Despite their exalted status in the public imagination, the royal parks have never had the protection of scheduling afforded buildings of historic interest, and have only recently been designated conservation areas. Their management has devolved upon various committees and officials, but has mostly been in the hands of park superintendents. Regent's Park has drifted over the years from the control of the old Department of Woods and Forests to the Department of Works, the Department of the Environment and eventually to the Heritage Ministry.

Regent's Park needs nurturing much more than it needs theming; the pressure on the park is enormous, and not just from the volume of visitors. Recent planning applications from the embassies and owners of villas inside and around the park have sought permission for the construction of a 14ft bullet-proof Perspex fence around one of the more security-conscious homes, and the installation of state-of-the-art television surveillance equipment with cameras protruding into the park and watching everyone walking and playing there.

Other half-baked plans suggested for the park include a pseudo-historic railing around the park to make it look more 'royal' (as, for example, in the new 'royal-style' traffic lights, railings and bollards in Regent Street), liveried attendants and 'talking guides'. Everone, it seems, wants Regent's Park to a be a giant floral playpen.

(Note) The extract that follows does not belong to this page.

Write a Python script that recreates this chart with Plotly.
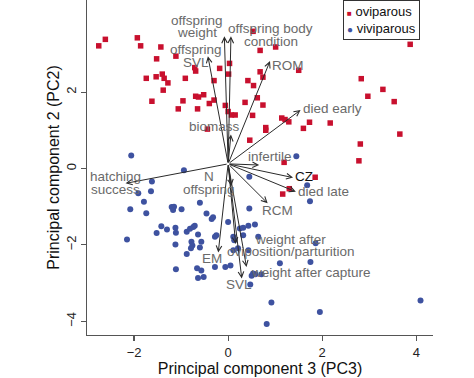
import plotly.graph_objects as go

# ---------------- data ----------------
ovi_x = [-2.75, -2.61, -1.93, -1.86, -1.43, -1.52, -1.11, -1.74, -1.53, -1.40,
         -1.36, -1.28, -1.38, -1.62, -0.96, -1.06, -0.91, -0.71, -0.69, -0.69,
         -0.63, -0.52, -0.65, -0.40, -0.30, -0.30, -0.18, 0.03, 0.01, -0.06,
         0.00, 0.07, 0.15, 0.53, 0.68, 1.01, 0.68, 0.74, 0.42, 0.54,
         0.62, 0.36, 0.74, 0.52, 1.14, 1.21, 1.29, 0.80, 0.80, -0.44,
         0.46, 1.50, 3.87, 2.83, 3.29, 2.97, 3.53, 1.73, 2.17, 1.60,
         3.65, 2.81, 2.78, 1.19, 1.85, 1.30, 1.16]
ovi_y = [3.21, 3.38, 3.42, 3.21, 3.18, 2.87, 2.94, 2.36, 2.40, 2.47,
         2.36, 2.24, 2.05, 1.76, 1.77, 1.56, 2.36, 2.64, 2.55, 1.89,
         1.87, 1.93, 1.56, 1.70, 1.79, 2.30, 2.62, 2.75, 2.47, 1.65,
         1.49, 1.40, 1.40, 3.59, 3.09, 3.18, 2.53, 2.39, 2.30, 2.17,
         1.85, 1.73, 1.66, 1.39, 1.32, 1.28, 1.22, 1.07, 1.00, 1.03,
         0.74, 2.57, 3.25, 2.35, 2.07, 1.89, 1.75, 1.21, 1.19, 1.05,
         0.90, 0.64, 0.20, 0.16, -0.23, -0.53, -0.67]

vivi_x = [-2.06, -0.94, -1.62, -1.91, -1.64, -1.79, -2.08, -1.74, -1.20, -1.15,
          -1.17, -0.99, -0.60, -0.46, -0.35, -0.32, 0.00, 0.45, 0.45, -1.42,
          -1.30, -1.12, -1.11, -0.88, -0.81, -0.74, -0.71, -0.64, -1.52, -2.15,
          -1.12, -0.78, -0.76, -0.79, -0.88, -0.57, -0.60, -0.25, -0.28, 0.25,
          0.32, 0.43, 0.57, 0.11, 0.13, 0.32, 0.64, 0.11, 0.43, -1.11,
          -0.66, -0.57, -0.64, -0.52, -0.28, -0.06, 0.05, 0.53, 0.50, 0.71,
          0.58, 0.47, 1.10, 0.92, 0.82, 1.45, 1.68, 1.74, 1.86, 1.75,
          1.95, 4.09, 0.21]
vivi_y = [0.34, -0.05, -0.34, -0.65, -0.60, -0.87, -1.07, -1.17, -1.01, -1.00,
          -1.09, -1.07, -0.90, -1.18, -1.32, -1.28, -1.40, -1.05, -0.22, -1.51,
          -1.60, -1.55, -1.68, -1.66, -1.58, -1.53, -1.50, -1.73, -1.69, -1.86,
          -1.99, -1.92, -2.02, -2.09, -2.24, -1.92, -2.07, -1.75, -1.79, -1.57,
          -1.55, -1.50, -1.47, -1.79, -1.88, -1.75, -1.79, -2.14, -2.14, -2.64,
          -2.61, -2.67, -2.87, -2.84, -2.58, -2.58, -2.54, -2.75, -2.81, -2.77,
          -2.77, -3.04, -2.48, -3.51, -4.07, 0.32, -0.44, -0.86, -1.96, -2.45,
          -3.76, -3.46, -2.09]

loading_names = ["offspring weight", "offspring body condition", "offspring SVL",
                 "ROM", "died early", "biomass", "infertile", "CZ", "died late",
                 "RCM", "hatching success", "N offspring", "EM",
                 "weight after oviposition/parturition", "weight after capture", "SVL"]
loading_x = [-0.08, 0.06, -0.43, 0.89, 1.54, 0.06, 0.66, 1.38, 1.44, 0.84,
             -2.18, 0.07, -0.21, 0.16, 0.39, 0.29]
loading_y = [3.46, 3.46, 2.94, 2.81, 1.53, 0.89, 0.09, -0.24, -0.61, -0.91,
             -0.39, -0.46, -2.20, -1.98, -2.58, -2.88]

label_lines = [["offspring", "weight"], ["offspring body", "condition"], ["offspring", "SVL"],
               ["ROM"], ["died early"], ["biomass"], ["infertile"], ["CZ"], ["died late"],
               ["RCM"], ["hatching", "success"], ["N", "offspring"], ["EM"],
               ["weight after", "oviposition/parturition"], ["weight after capture"], ["SVL"]]
label_x = [-0.67, 0.91, -0.68, 1.27, 2.22, -0.29, 0.89, 1.62, 2.03, 1.05,
           -2.39, -0.41, -0.35, 1.33, 1.77, 0.23]
label_y = [3.71, 3.50, 2.94, 2.70, 1.58, 1.11, 0.32, -0.22, -0.61, -1.10,
           -0.38, -0.38, -2.37, -2.02, -2.73, -3.05]

origin_x, origin_y = 0.0, 0.12

x_ticks = [-2, 0, 2, 4]
y_ticks = [-4, -2, 0, 2]

group_names = ["oviparous", "viviparous"]

# ---------------- styling ----------------
RED = "#c8102e"
BLUE = "#3e52a0"
FONT = "Arial, Liberation Sans, sans-serif"
GREY_TXT = "#6a6a6a"

fig = go.Figure()
fig.add_trace(go.Scatter(x=ovi_x, y=ovi_y, mode="markers", name=group_names[0],
                         marker=dict(symbol="square", size=5.5, color=RED)))
fig.add_trace(go.Scatter(x=vivi_x, y=vivi_y, mode="markers", name=group_names[1],
                         marker=dict(symbol="circle", size=6, color=BLUE)))

annotations = []
for name, lx, ly in zip(loading_names, loading_x, loading_y):
    annotations.append(dict(x=lx, y=ly, ax=origin_x, ay=origin_y, xref="x", yref="y",
                            axref="x", ayref="y", text="", showarrow=True,
                            arrowhead=5, arrowsize=1.1, arrowwidth=1,
                            arrowcolor="#2a2a2a", standoff=0, startstandoff=0))

LINE_GAP = 12.5
for lines, tx, ty in zip(label_lines, label_x, label_y):
    n = len(lines)
    for i, t in enumerate(lines):
        shift = ((n - 1) / 2 - i) * LINE_GAP
        annotations.append(dict(x=tx, y=ty, xref="x", yref="y", text=t, showarrow=False,
                                yshift=shift, xanchor="center", yanchor="middle",
                                font=dict(family=FONT, size=13.5,
                                          color="#111111" if t == "CZ" else GREY_TXT)))

# compact boxed legend (symbol + label), drawn as one text block
legend_text = (f"<span style='color:{RED};font-size:8px'>■</span> {group_names[0]}<br>"
               f"<span style='color:{BLUE};font-size:10px'>●</span> {group_names[1]}")
annotations.append(dict(x=0.9624, y=1.0, xref="paper", yref="paper",
                        xanchor="right", yanchor="top", showarrow=False, align="left",
                        text=legend_text, bgcolor="white", bordercolor="#333333",
                        borderwidth=1, borderpad=3,
                        font=dict(family=FONT, size=13, color="#111111")))

axis_common = dict(showline=True, linecolor="#555555", linewidth=1.2, mirror=False,
                   ticks="outside", ticklen=5, tickwidth=1.1, tickcolor="#555555",
                   showgrid=False, zeroline=False, automargin=False,
                   tickfont=dict(family=FONT, size=13, color="#222222"))

fig.update_layout(
    width=474, height=378,
    margin=dict(l=87, r=41, t=0, b=43),
    paper_bgcolor="white", plot_bgcolor="white",
    annotations=annotations,
    showlegend=False,
    hovermode=False,
    xaxis=dict(range=[-3.0, 4.355], tickvals=x_ticks, **axis_common,
               title=dict(text="Principal component 3 (PC3)", standoff=2,
                          font=dict(family=FONT, size=16, color="#111111"))),
    yaxis=dict(range=[-4.36, 4.41], tickvals=y_ticks, tickangle=-90, **axis_common,
               title=dict(text="Principal component 2 (PC2)", standoff=0,
                          font=dict(family=FONT, size=16, color="#111111"))),
)

fig.write_html("out.html",
               config={"displayModeBar": False, "staticPlot": True},
               post_script="document.body.style.margin='0';document.body.style.overflow='hidden';")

Yet it has always been far more than a recreational space. It was conceived by John Nash, the Prince Regent's favourite architect, as part of a bold plan for London that would begin at Carlton House Terrace on the Mall and takes in Whitehall, the Palace of Westminster, the fine Georgian squares of St James's, the sweep of Regent Street and Portland Place - extending as far as the canal to the north and west.

The park was planned as an estate of more than 50 villas constructed within a series of concentric circles of terraces of highly distinctive design. There were to be waterways, a barracks and, central to the whole project, the Regent's Palace. By 1827 the number of villas had dropped to eight and the idea of a canal route through the park had been abandoned. The park, however, was never meant to be simply a pleasure garden.

Nash worked closely with Humphrey Repton, the landscape gardener, on a planting scheme to create an illusion of seclusion. In this, perhaps, lies Regent's Park's most enduring and charming characteristic - the vagueness of its spaces, the deceptiveness of its perspectives, the indefiniteness of its very size - disturbed only recently by the high-rise buildings popping over the tree tops. There were to be birch and plane, sycamore and oak, larch and chestnut, which would screen the villas. Clusters of trees would frame views - of water, of Primrose Hill. In the event, the palace was not built, and under Queen Victoria the park took on a different aspect, with the introduction of formal plantings and increased public access.

In its scope and the particularities of its mix of urban planning and country park landscaping, Regent's Park is unique. It would be a pity if, while responding to Nash's grand plan of creating a green sweep from Camden Town to Westminster, the new masters of the royal parks demeaned Regent's Park itself by transforming it into a royal version of Alton Towers.